Coop stores in Britain, however, are offering a whole £1.50 off bottles of a wine I actually recommended in my survey of the new Orange region in New South Wales last summer, Little Boomey Cabernet Merlot 2000. It has a terrible name, but its marketing person let slip to me that more care (for which read 'more expensive oak') was lavished on this debut vintage than we are likely to see in the 2001 version. Not that the result is at all oaky, just deeply flavoured, well balanced and satisfying. The usual selling price is £5.99 but it is reduced to £4.49 at those Co-op stores which stock it until 8 December. In theory it can also be ordered online at www.co-opdrinks2u.com

Two of the best supermarket chains for their wine selection are based in the north of England, Booths of Lancashire and Morrisons of Yorkshire (though both spread their tentacles more widely than these two rival counties – and Morrisons have branches as far south as Chingford in Essex and Erith in Kent). Booths has the more upmarket wine selection, and runs the enterprising site www.everywine.co.uk which attempts to supply literally every wine available retail in Britain. But Morrisons have a good track record for special offers at Christmas. Yet again they have reduced the price of Castillo de Molina Reserve Chilean Cabernet made very successfully by San Pedro, normally £5.99, although this year it is reduced by only one pound to £4.99. Two years ago it was reduced to just £3.99 which was a real snip but this year's two-pound Morrisons reductions from £5.99 to £3.99 apply to Lindemans Bin 65 Chardonnay (which used to be £4.99 anyway and isn't tasting as exciting as it used to), Rondell Cava and Capanna al Sole Chianti Classico – which is surely an insult to that carefully protected denomination. All these reductions apply until January 6.

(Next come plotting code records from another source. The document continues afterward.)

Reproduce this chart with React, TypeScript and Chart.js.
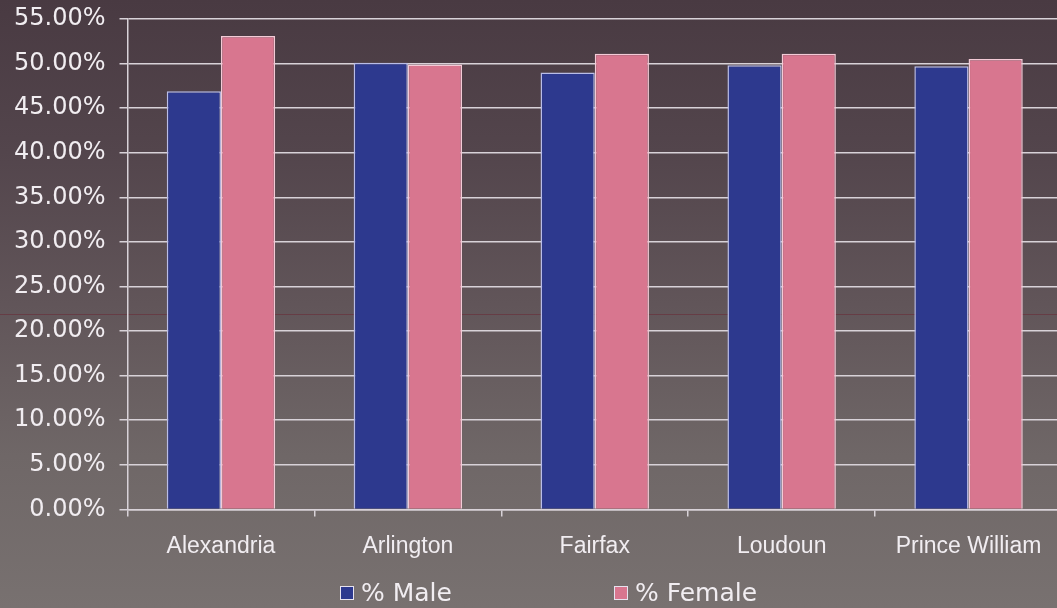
import React, { useEffect, useRef } from 'react';
import { Chart, registerables } from 'chart.js';

Chart.register(...registerables);

const categories = ['Alexandria', 'Arlington', 'Fairfax', 'Loudoun', 'Prince William'];
const maleValues = [46.9, 50.1, 49.0, 49.8, 49.7];
const femaleValues = [53.1, 49.9, 51.1, 51.1, 50.5];
const seriesNames = ['% Male', '% Female'];
const yMin = 0;
const yMax = 55;
const yStep = 5;

const MALE = '#2d398e';
const FEMALE = '#d8768f';
const TEXT = '#f1edf1';
const GRID = '#d8d2d8';

export default function App() {
  const ref = useRef<HTMLCanvasElement>(null);

  useEffect(() => {
    const chart = new Chart(ref.current as HTMLCanvasElement, {
      type: 'bar',
      data: {
        labels: categories,
        datasets: [
          {
            label: seriesNames[0],
            data: maleValues,
            backgroundColor: MALE,
            borderColor: '#b9bde8',
            borderWidth: 1.5,
            categoryPercentage: 0.58,
            barPercentage: 1.0,
          },
          {
            label: seriesNames[1],
            data: femaleValues,
            backgroundColor: FEMALE,
            borderColor: '#f3cad6',
            borderWidth: 1.5,
            categoryPercentage: 0.58,
            barPercentage: 1.0,
          },
        ],
      },
      options: {
        responsive: false,
        animation: false,
        devicePixelRatio: 1,
        layout: { padding: { left: 0, top: 19, right: 0, bottom: 32 } },
        plugins: { legend: { display: false }, tooltip: { enabled: false } },
        scales: {
          x: {
            grid: {
              display: true,
              drawOnChartArea: false,
              drawTicks: true,
              tickLength: 7,
              color: GRID,
              lineWidth: 1.5,
              offset: true,
            },
            border: { display: true, color: GRID, width: 1.5 },
            ticks: {
              color: TEXT,
              font: { family: 'Liberation Sans', size: 23 },
              padding: 16,
              maxRotation: 0,
              autoSkip: false,
            },
          },
          y: {
            min: yMin,
            max: yMax,
            afterFit: (s: any) => {
              s.paddingTop = 0;
            },
            ticks: {
              stepSize: yStep,
              callback: (v: any) => Number(v).toFixed(2) + '%',
              color: TEXT,
              font: { family: 'DejaVu Sans', size: 24 },
              padding: 14,
            },
            grid: { color: GRID, lineWidth: 1.5, tickLength: 8 },
            border: { display: true, color: GRID, width: 1.5 },
          },
        },
      },
    });
    return () => chart.destroy();
  }, []);

  const legendText: React.CSSProperties = {
    fontFamily: 'DejaVu Sans',
    fontSize: 25,
    lineHeight: '28px',
    color: TEXT,
    marginLeft: 7,
  };
  const box = (c: string): React.CSSProperties => ({
    width: 12,
    height: 12,
    background: c,
    border: '1.5px solid #e6e2ee',
  });

  return (
    <div
      style={{
        position: 'fixed',
        left: 0,
        top: 0,
        width: 1057,
        height: 608,
        overflow: 'hidden',
        background:
          'linear-gradient(to bottom, #493a42 0%, #53454c 25%, #615559 50%, #6f6767 75%, #787170 100%)',
      }}
    >
      <div
        style={{
          position: 'absolute',
          left: 0,
          top: 314,
          width: 1057,
          height: 1,
          background: 'rgba(105,40,52,0.55)',
        }}
      />
      <canvas
        ref={ref}
        width={1062}
        height={608}
        style={{ position: 'absolute', left: 0, top: 0, width: 1062, height: 608 }}
      />
      <div style={{ position: 'absolute', left: 340, top: 579, display: 'flex', alignItems: 'center' }}>
        <div style={box(MALE)} />
        <span style={legendText}>{seriesNames[0]}</span>
      </div>
      <div style={{ position: 'absolute', left: 614, top: 579, display: 'flex', alignItems: 'center' }}>
        <div style={box(FEMALE)} />
        <span style={legendText}>{seriesNames[1]}</span>
      </div>
    </div>
  );
}
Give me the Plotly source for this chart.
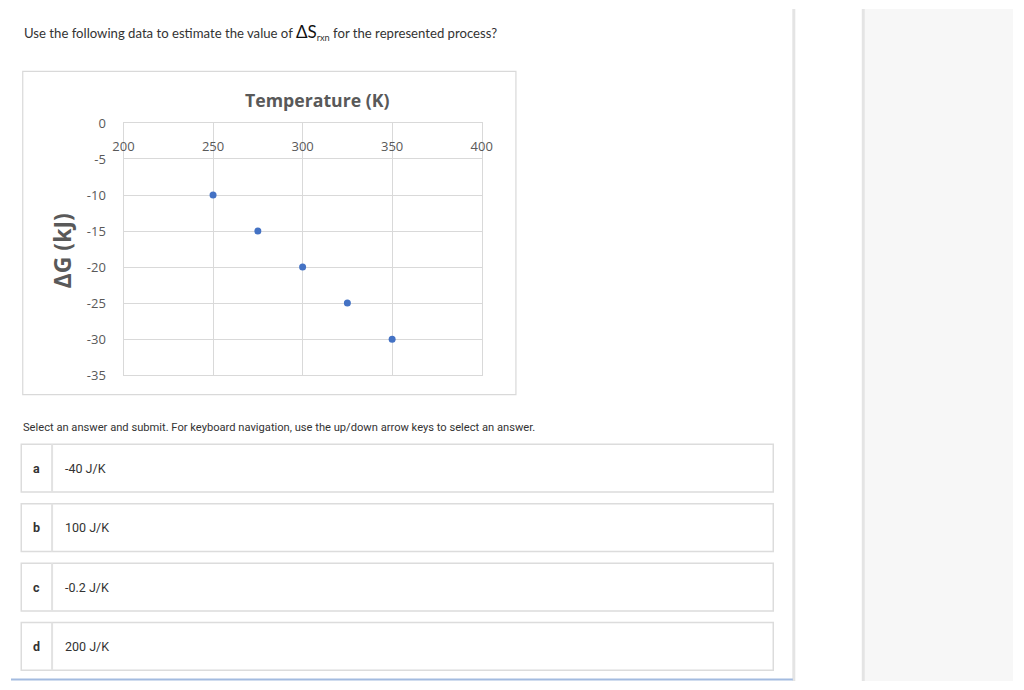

I actually found a relative bargain in Harrods wine department recently, rather to my surprise. The Knightsbridge store has a pretty impressive range, including some of the few bottles of Casa Lapostolle's current vintage of Clos Apalta 1999 at £27.50, one of the few top Chilean reds worth the money, but you generally have to pay heavily for it. This range includes a surprisingly wide range of Harrods' own-label wines of which the Harrods Premier Cru Non Vintage Champagne probably is worth the £18.95 it has cost for years – and is certainly worth it if you happen to value the Harrods brand name per se. It comes from Hostomme of Chouilly and the current bottling tastes attractively mature and rich. This would make a great present for homesick Britons stationed abroad. See www.harrods.com.